Install the lintel as normal and the blockwork as you didn't need joists.
Then, fit a wallplate to the blockwork and joist hangers as per your original sketch.
That's the standard way.
 
Thanks all, I’m clearly thinking along the right lines with no definitive right or wrong answer. With that in mind I have sent the details in an email to the BCO with pictures to ask which he wants me to go with.
 
my thought process being that using joist hangars is introducing the same point loading as putting the joist straight onto the lintel.

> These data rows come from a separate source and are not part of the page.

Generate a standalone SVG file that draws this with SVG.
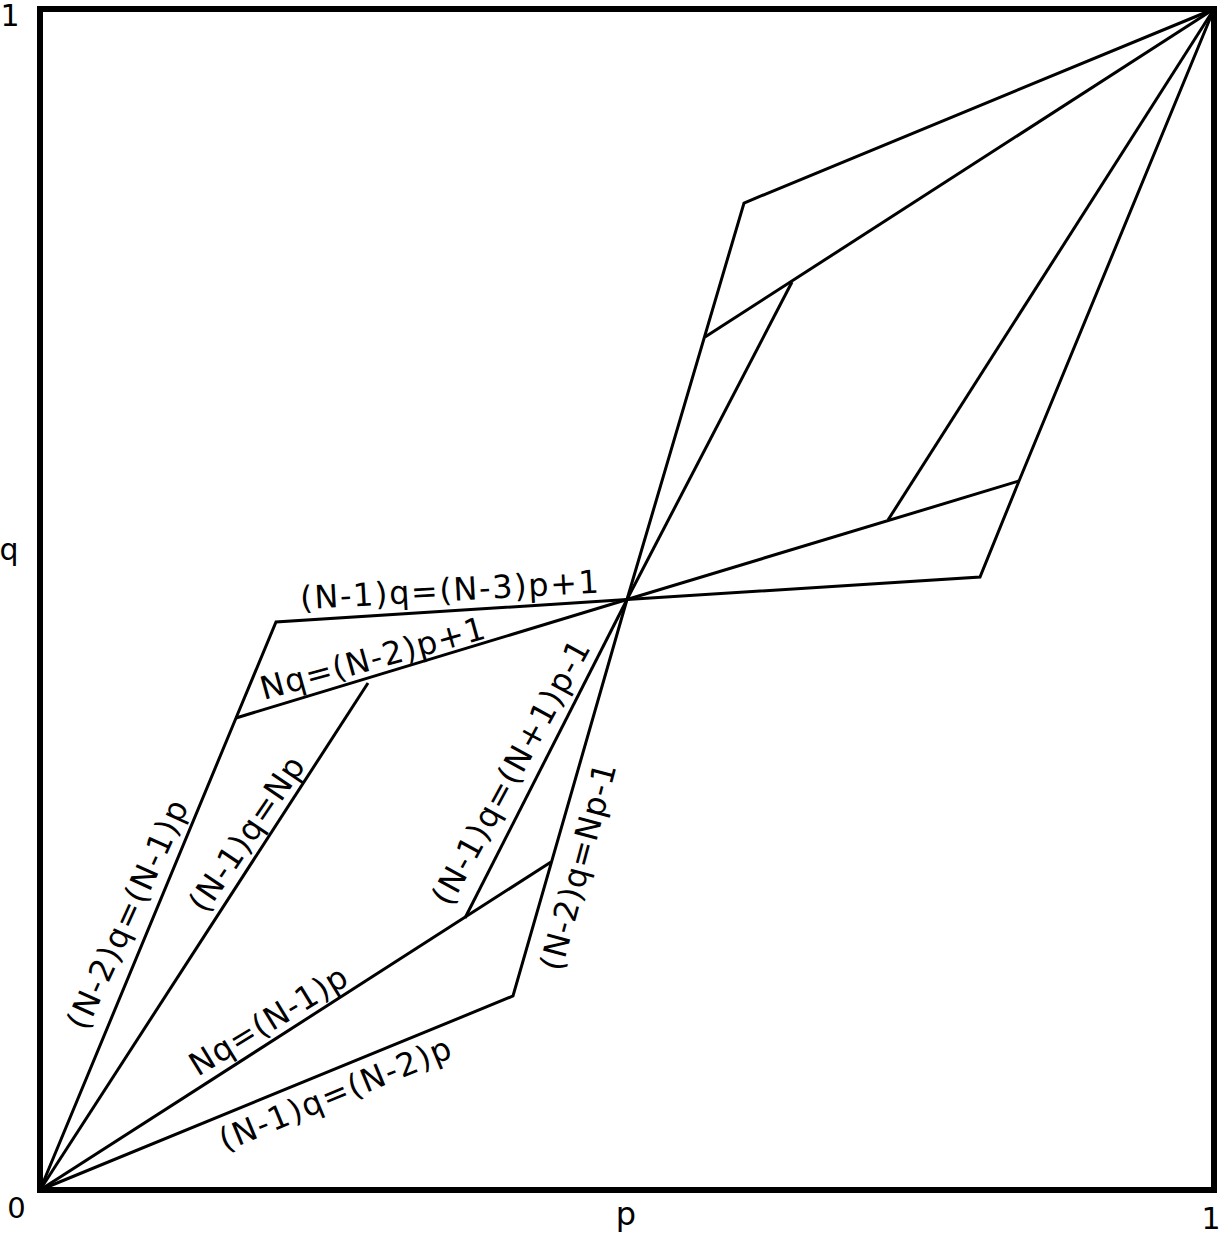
<svg xmlns="http://www.w3.org/2000/svg" width="1222" height="1234" viewBox="0 0 1222 1234">
<style>
.frame{fill:none;stroke:#000;stroke-width:6}
.ln{fill:none;stroke:#000;stroke-width:3;stroke-linejoin:miter}
.lbl{font-family:"DejaVu Sans",sans-serif;font-size:32px;fill:#000;text-anchor:middle;dominant-baseline:central}
.ax{font-family:"DejaVu Sans",sans-serif;fill:#000;text-anchor:middle}
</style>
<rect width="1222" height="1234" fill="#fff"/>
<g id="frame"><rect class="frame" x="40" y="9" width="1174" height="1181"/></g>
<g id="connectors">
<polyline class="ln" points="40,1190 236,718 276,622 627,599.5"/>
<line class="ln" x1="236" y1="718" x2="627" y2="599.5"/>
<line class="ln" x1="40" y1="1190" x2="368" y2="683"/>
<polyline class="ln" points="40,1190 513,996 627,599.5"/>
<line class="ln" x1="40" y1="1190" x2="551" y2="862"/>
<line class="ln" x1="627" y1="599.5" x2="465" y2="918"/>
<polyline class="ln" points="1214,9 744,203 627,599.5"/>
<line class="ln" x1="1214" y1="9" x2="705" y2="337"/>
<line class="ln" x1="792" y1="282" x2="627" y2="599.5"/>
<polyline class="ln" points="1214,9 1019,481 980,577 627,599.5"/>
<line class="ln" x1="1019" y1="481" x2="627" y2="599.5"/>
<line class="ln" x1="1214" y1="9" x2="888" y2="520"/>
</g>
<g id="labels">
<text class="lbl" transform="translate(449.5,590) rotate(-3.2)" textLength="299" lengthAdjust="spacing">(N-1)q=(N-3)p+1</text>
<text class="lbl" transform="translate(372.5,658.5) rotate(-15.5)" textLength="232" lengthAdjust="spacing">Nq=(N-2)p+1</text>
<text class="lbl" transform="translate(127.5,914.5) rotate(-65.5)" textLength="248" lengthAdjust="spacing">(N-2)q=(N-1)p</text>
<text class="lbl" transform="translate(246.7,834) rotate(-56)" textLength="180" lengthAdjust="spacing">(N-1)q=Np</text>
<text class="lbl" transform="translate(511,772.5) rotate(-61.5)" textLength="296" lengthAdjust="spacing">(N-1)q=(N+1)p-1</text>
<text class="lbl" transform="translate(578.3,866.7) rotate(-75)" textLength="213" lengthAdjust="spacing">(N-2)q=Np-1</text>
<text class="lbl" transform="translate(268.3,1020.8) rotate(-31.5)" textLength="179" lengthAdjust="spacing">Nq=(N-1)p</text>
<text class="lbl" transform="translate(335,1094) rotate(-22.5)" textLength="248" lengthAdjust="spacing">(N-1)q=(N-2)p</text>
</g>
<g id="axes">
<text class="ax" x="10" y="26" font-size="30">1</text>
<text class="ax" x="16.5" y="1218" font-size="29">0</text>
<text class="ax" x="1211" y="1229" font-size="30">1</text>
<text class="ax" x="626" y="1225" font-size="32">p</text>
<text class="ax" x="9" y="560" font-size="30">q</text>
</g>
</svg>
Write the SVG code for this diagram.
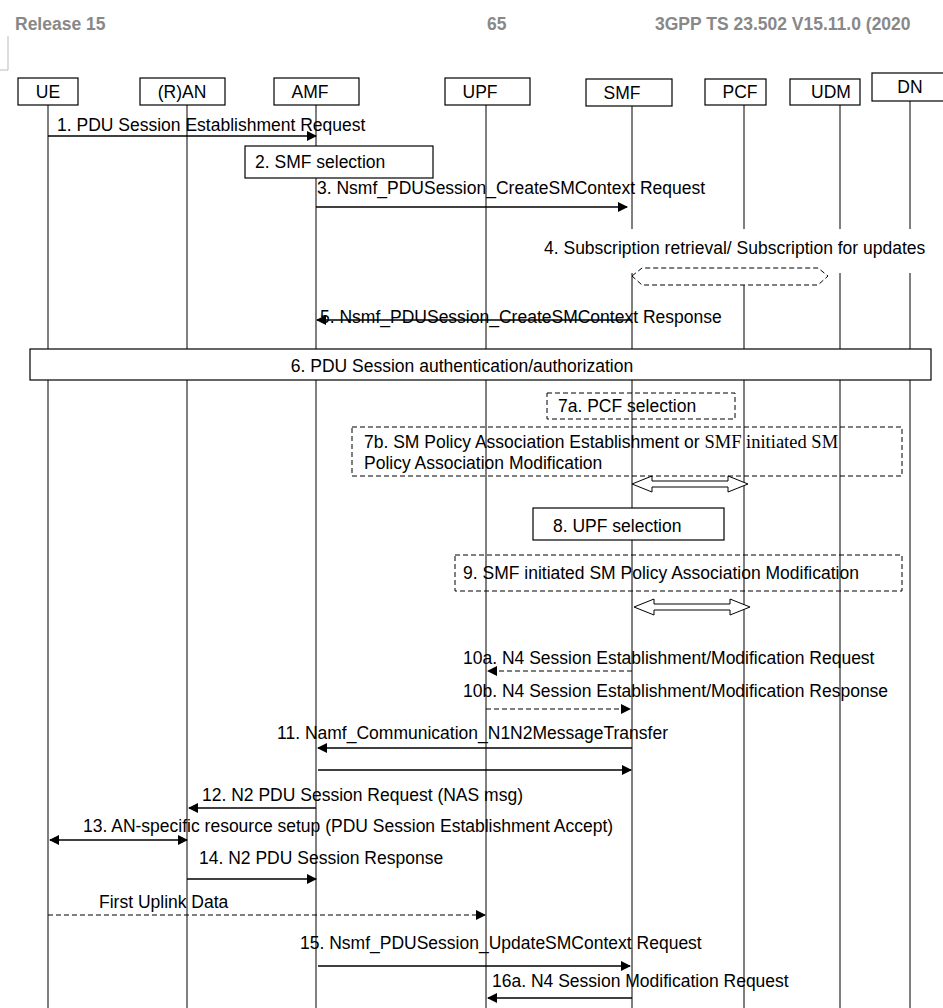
<svg xmlns="http://www.w3.org/2000/svg" width="943" height="1008" viewBox="0 0 943 1008">
<defs>
<marker id="ah" markerWidth="10" markerHeight="10" refX="9" refY="5" orient="auto-start-reverse" markerUnits="userSpaceOnUse"><path d="M0,0 L10,5 L0,10 Z" fill="#000"/></marker>
</defs>
<style>
text{font-family:"Liberation Sans",Arial,sans-serif;font-size:17.5px;fill:#000}
.hd{fill:#888;font-weight:bold;font-size:17.5px}
.ll{stroke:#000;stroke-width:1}
.box{fill:#fff;stroke:#000;stroke-width:1.2}
.dbox{fill:none;stroke:#000;stroke-width:1;stroke-dasharray:5,3}
.m{stroke:#000;stroke-width:1.5;fill:none;marker-end:url(#ah)}
.dm{stroke:#000;stroke-width:1.2;fill:none;stroke-dasharray:5,3;marker-end:url(#ah)}
.da{fill:#fff;stroke:#000;stroke-width:1}
</style>
<rect width="943" height="1008" fill="#fff"/>
<text class="hd" x="15" y="30">Release 15</text>
<text class="hd" x="487" y="30">65</text>
<text class="hd" x="655" y="30">3GPP TS 23.502 V15.11.0 (2020</text>
<path d="M8,36 V70 H0" stroke="#bbb" fill="none"/>
<g id="lifelines">
<line class="ll" x1="48" y1="105" x2="48" y2="1008"/>
<line class="ll" x1="187" y1="105" x2="187" y2="1008"/>
<line class="ll" x1="316" y1="105" x2="316" y2="1008"/>
<line class="ll" x1="486" y1="105" x2="486" y2="1008"/>
<line class="ll" x1="632" y1="105" x2="632" y2="229"/><line class="ll" x1="632" y1="273" x2="632" y2="1008"/>
<line class="ll" x1="744" y1="105" x2="744" y2="229"/><line class="ll" x1="744" y1="285" x2="744" y2="1008"/>
<line class="ll" x1="840" y1="105" x2="840" y2="229"/><line class="ll" x1="840" y1="273" x2="840" y2="1008"/>
<line class="ll" x1="910" y1="101" x2="910" y2="229"/><line class="ll" x1="910" y1="273" x2="910" y2="1008"/>
</g>
<g id="n-ue"><rect class="box" x="18" y="78" width="60" height="27"/><text x="48" y="98" text-anchor="middle">UE</text></g>
<g id="n-ran"><rect class="box" x="140" y="78" width="85" height="27"/><text x="182" y="98" text-anchor="middle">(R)AN</text></g>
<g id="n-amf"><rect class="box" x="274" y="78" width="85" height="27"/><text x="310" y="98" text-anchor="middle">AMF</text></g>
<g id="n-upf"><rect class="box" x="445" y="78" width="85" height="27"/><text x="480" y="98" text-anchor="middle">UPF</text></g>
<g id="n-smf"><rect class="box" x="586" y="79" width="86" height="27"/><text x="622" y="99" text-anchor="middle">SMF</text></g>
<g id="n-pcf"><rect class="box" x="705" y="79" width="61" height="26"/><text x="740" y="98" text-anchor="middle">PCF</text></g>
<g id="n-udm"><rect class="box" x="790" y="79" width="70" height="26"/><text x="831" y="98" text-anchor="middle">UDM</text></g>
<g id="n-dn"><rect class="box" x="872" y="73" width="75" height="28"/><text x="910" y="93" text-anchor="middle">DN</text></g>
<g id="connectors">
<line class="m" x1="48" y1="136" x2="316" y2="136"/>
<text x="57" y="131">1. PDU Session Establishment Request</text>
<line class="m" x1="316" y1="207" x2="627" y2="207"/>
<text x="317" y="194">3. Nsmf_PDUSession_CreateSMContext Request</text>
<text x="544" y="254">4. Subscription retrieval/ Subscription for updates</text>
<path d="M632,276 L642,268 H818 L828,276 L818,285 H642 Z" fill="#fff" stroke="#000" stroke-dasharray="5,3"/>
<line class="m" x1="632" y1="320" x2="317" y2="320"/>
<text x="320" y="323">5. Nsmf_PDUSession_CreateSMContext Response</text>
<path class="da" d="M632,484 L652,476 V481 H728 V476 L748,484 L728,492 V487 H652 V492 Z"/>
<path class="da" d="M634,607 L654,599 V604 H730 V599 L750,607 L730,615 V610 H654 V615 Z"/>
<line class="dm" x1="632" y1="671" x2="488" y2="671"/>
<text x="463" y="664">10a. N4 Session Establishment/Modification Request</text>
<line class="dm" x1="486" y1="709" x2="630" y2="709"/>
<text x="463" y="697">10b. N4 Session Establishment/Modification Response</text>
<line class="m" x1="632" y1="748" x2="318" y2="748"/>
<text x="277" y="739">11. Namf_Communication_N1N2MessageTransfer</text>
<line class="m" x1="318" y1="770" x2="631" y2="770"/>
<line class="m" x1="316" y1="808" x2="189" y2="808"/>
<text x="202" y="801">12. N2 PDU Session Request (NAS msg)</text>
<line class="m" style="marker-start:url(#ah)" x1="50" y1="840" x2="187" y2="840"/>
<text x="83" y="832">13. AN-specific resource setup (PDU Session Establishment Accept)</text>
<line class="m" x1="187" y1="879" x2="316" y2="879"/>
<text x="199" y="864">14. N2 PDU Session Response</text>
<line class="dm" x1="48" y1="915" x2="485" y2="915"/>
<text x="99" y="908">First Uplink Data</text>
<line class="m" x1="318" y1="966" x2="630" y2="966"/>
<text x="300" y="949">15. Nsmf_PDUSession_UpdateSMContext Request</text>
<line class="m" x1="632" y1="998" x2="488" y2="998"/>
<text x="492" y="987">16a. N4 Session Modification Request</text>
</g>
<g id="n-2"><rect class="box" x="245" y="146" width="188" height="32"/><text x="255" y="168">2. SMF selection</text></g>
<g id="n-6"><rect class="box" x="30" y="349" width="901" height="31"/><text x="462" y="372" text-anchor="middle">6. PDU Session authentication/authorization</text></g>
<g id="n-7a"><rect class="dbox" x="547" y="393" width="188" height="26"/><text x="558" y="412">7a. PCF selection</text></g>
<g id="n-7b"><rect class="dbox" x="352" y="427" width="550" height="49"/><text x="364" y="448">7b. SM Policy Association Establishment or <tspan style="font-family:'Liberation Serif',serif;font-size:18.5px">SMF initiated SM</tspan></text><text x="364" y="469">Policy Association Modification</text></g>
<g id="n-8"><rect class="box" x="533" y="508" width="191" height="32"/><text x="553" y="532">8. UPF selection</text></g>
<g id="n-9"><rect class="dbox" x="455" y="555" width="447" height="36"/><text x="463" y="579">9. SMF initiated SM Policy Association Modification</text></g>
</svg>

As mentioned before, the loads from floor joists are not regarded as point loads because of the relatively low loads. What would be regarded as point loads are steel beams carrying additional loads, or concrete beams from a beam-and-block floor.
You are over-thinking the issue.
I suspect you might have practicality issues trying to bed a timber member onto the bottom flange of the Catnic, and then fixing your timber wall-plate to that - or have I missed something?
 
Install the lintel as normal and the blockwork as you didn't need joists.
Then, fit a wallplate to the blockwork and joist hangers as per your original sketch.
That's the standard way.
How are hangers fixed to a 2 or 3" wall plate in the standard way? o_O
 
As mentioned before, the loads from floor joists are not regarded as point loads because of the relatively low loads.
Do lintel makers say this too? Or do they specify a certain distance [of set] masonry before joists are laid? Asking for a friend.